Ministers have revealed hopes that the move will guarantee the importance of children having an ongoing relationship with their parents is fully acknowledged in law.

However, concerns have been raised that warnings in the Norgrove review on family justice, which said that such a move could lead to similar custody delays seen in Australia following the introduction of such rights, have been ignored.

Alison Hawes, a Partner and family law specialist at Irwin Mitchell, said courts and family law specialists already operate on the basis of the proposed presumption.

She explained: “It is already a widely held view in the Family Courts that children benefit from having good relationships with both parents when a family separates.
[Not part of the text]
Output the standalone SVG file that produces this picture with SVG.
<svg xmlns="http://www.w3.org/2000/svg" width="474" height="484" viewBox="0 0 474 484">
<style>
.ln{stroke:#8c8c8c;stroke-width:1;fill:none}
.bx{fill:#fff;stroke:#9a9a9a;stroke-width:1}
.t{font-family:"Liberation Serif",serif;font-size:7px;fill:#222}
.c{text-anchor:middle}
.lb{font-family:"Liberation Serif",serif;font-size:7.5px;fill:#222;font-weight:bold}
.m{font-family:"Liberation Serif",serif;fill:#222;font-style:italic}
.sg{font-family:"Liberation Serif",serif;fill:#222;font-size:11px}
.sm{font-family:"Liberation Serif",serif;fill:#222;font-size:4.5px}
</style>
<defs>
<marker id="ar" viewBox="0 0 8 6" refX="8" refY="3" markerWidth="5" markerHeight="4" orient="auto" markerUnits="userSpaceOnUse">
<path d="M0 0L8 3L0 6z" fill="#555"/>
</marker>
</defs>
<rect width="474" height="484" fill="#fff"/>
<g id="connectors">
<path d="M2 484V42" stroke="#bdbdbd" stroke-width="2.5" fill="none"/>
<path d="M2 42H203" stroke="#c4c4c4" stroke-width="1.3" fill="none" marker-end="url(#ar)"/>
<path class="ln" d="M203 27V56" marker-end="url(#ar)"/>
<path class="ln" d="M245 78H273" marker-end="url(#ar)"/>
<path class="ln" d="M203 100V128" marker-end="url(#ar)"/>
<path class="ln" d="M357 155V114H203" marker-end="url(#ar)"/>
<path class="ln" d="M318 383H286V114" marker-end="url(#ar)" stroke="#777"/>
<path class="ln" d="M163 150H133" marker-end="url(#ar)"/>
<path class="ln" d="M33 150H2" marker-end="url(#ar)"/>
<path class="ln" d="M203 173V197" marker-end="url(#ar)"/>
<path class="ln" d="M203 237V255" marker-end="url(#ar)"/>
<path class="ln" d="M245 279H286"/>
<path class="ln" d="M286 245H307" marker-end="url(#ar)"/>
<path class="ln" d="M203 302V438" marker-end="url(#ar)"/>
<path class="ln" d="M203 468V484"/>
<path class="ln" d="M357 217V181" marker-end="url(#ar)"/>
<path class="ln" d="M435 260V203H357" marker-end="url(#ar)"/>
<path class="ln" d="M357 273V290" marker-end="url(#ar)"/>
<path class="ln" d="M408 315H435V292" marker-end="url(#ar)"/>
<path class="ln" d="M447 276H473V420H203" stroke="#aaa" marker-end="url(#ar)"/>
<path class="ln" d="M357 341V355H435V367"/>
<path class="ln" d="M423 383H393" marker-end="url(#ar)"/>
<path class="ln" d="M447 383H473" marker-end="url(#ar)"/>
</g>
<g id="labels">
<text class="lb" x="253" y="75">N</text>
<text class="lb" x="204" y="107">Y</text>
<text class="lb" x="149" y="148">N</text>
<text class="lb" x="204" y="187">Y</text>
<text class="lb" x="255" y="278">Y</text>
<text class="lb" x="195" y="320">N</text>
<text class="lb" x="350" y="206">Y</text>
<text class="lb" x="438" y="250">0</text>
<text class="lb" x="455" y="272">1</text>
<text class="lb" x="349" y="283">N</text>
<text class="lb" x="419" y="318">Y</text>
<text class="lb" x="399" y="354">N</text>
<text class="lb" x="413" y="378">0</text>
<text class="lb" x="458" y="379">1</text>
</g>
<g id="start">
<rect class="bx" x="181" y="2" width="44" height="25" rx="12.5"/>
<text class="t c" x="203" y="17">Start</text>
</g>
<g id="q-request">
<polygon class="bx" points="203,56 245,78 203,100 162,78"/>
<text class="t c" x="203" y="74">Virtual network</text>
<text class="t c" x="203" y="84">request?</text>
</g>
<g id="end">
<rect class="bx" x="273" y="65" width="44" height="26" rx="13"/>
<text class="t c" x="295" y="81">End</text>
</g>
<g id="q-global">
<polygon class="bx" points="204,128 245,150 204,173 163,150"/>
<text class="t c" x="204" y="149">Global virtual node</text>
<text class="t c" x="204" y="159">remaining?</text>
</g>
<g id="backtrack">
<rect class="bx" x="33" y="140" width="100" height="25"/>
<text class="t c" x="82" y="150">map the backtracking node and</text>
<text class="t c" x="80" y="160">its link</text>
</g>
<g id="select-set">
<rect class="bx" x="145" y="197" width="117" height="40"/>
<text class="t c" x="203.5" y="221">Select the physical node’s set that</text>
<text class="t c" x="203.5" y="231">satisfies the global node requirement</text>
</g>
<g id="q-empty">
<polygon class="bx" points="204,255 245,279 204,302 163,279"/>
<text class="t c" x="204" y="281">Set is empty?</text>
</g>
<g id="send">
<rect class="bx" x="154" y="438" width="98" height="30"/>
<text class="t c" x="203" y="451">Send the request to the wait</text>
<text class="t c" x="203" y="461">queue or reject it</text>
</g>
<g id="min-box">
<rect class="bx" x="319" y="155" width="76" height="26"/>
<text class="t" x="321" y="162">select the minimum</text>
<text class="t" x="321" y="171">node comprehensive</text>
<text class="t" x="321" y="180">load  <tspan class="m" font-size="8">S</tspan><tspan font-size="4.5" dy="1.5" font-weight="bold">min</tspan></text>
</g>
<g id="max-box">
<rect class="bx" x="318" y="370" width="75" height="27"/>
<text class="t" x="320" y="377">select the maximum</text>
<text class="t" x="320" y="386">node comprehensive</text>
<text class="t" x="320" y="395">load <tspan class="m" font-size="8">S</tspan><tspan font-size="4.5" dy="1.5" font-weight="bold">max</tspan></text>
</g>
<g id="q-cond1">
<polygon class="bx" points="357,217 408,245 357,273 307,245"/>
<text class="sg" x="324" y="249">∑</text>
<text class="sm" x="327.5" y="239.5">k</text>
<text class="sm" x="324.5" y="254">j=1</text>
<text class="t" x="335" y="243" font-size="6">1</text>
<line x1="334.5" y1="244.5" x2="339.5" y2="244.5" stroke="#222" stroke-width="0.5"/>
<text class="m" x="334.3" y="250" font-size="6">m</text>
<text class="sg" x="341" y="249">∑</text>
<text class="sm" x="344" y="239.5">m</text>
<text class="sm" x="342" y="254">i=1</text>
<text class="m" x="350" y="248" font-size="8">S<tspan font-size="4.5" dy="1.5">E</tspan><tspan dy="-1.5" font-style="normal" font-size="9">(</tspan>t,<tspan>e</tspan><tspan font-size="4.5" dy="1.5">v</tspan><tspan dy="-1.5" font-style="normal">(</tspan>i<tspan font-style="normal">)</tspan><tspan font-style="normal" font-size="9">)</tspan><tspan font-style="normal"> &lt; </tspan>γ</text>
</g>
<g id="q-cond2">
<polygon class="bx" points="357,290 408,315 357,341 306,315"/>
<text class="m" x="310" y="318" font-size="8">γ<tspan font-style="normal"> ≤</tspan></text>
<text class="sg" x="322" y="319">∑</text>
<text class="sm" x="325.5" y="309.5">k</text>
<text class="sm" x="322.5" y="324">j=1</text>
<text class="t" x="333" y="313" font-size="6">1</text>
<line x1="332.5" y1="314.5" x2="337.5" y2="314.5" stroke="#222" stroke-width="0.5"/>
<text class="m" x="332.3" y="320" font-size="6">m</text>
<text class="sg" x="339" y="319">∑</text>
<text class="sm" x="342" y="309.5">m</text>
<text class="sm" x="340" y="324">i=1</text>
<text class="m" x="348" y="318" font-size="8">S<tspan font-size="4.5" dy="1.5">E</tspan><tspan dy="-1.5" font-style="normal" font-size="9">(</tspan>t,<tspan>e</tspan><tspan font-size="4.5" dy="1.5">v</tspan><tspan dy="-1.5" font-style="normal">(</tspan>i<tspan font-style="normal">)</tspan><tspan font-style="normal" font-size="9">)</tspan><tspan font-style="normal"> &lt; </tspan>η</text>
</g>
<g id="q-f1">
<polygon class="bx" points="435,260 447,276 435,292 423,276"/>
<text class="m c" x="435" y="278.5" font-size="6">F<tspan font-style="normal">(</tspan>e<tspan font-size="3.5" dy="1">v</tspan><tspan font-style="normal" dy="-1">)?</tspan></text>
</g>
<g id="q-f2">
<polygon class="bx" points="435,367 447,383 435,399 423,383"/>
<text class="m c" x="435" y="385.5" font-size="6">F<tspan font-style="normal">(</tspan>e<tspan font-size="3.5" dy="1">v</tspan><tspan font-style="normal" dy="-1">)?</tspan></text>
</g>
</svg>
Child psychological studies back that up, and courts do their best to make sure that children see and spend time with both parents when it is safe for them to do so.  The exact arrangements will be unique to each family and depend on the children’s’ ages, geography and other factors.

“In the vast majority of cases – experts have quoted statistics such as 99% on one study – court orders made provide for children to have contact with both parents.

“There is a risk that these rather confused proposals will in fact make things worse for children rather than better.  There is a real possibility that changing the law will lead to more litigation, rather than less and that in turn will cause delay and expense for families that can ill afford it. 

“It also is not in the children’s interests for there not to be a final decision swiftly and the children’s’ welfare is and always should be the paramount concern for judges and parents.

“In other words, it isn’t broken, don’t fix it.  These muddled proposals don’t put resources where they are needed – in funding the services that provide support and guidance to parents during the difficult process of family breakdown – specialist counsellors, specialist family lawyers and family mediation.

“This kind of education should hopefully help families come to the best conclusions about how to move forward with the best arrangements for their children without the time-consuming and emotional draining prospect of going to court.”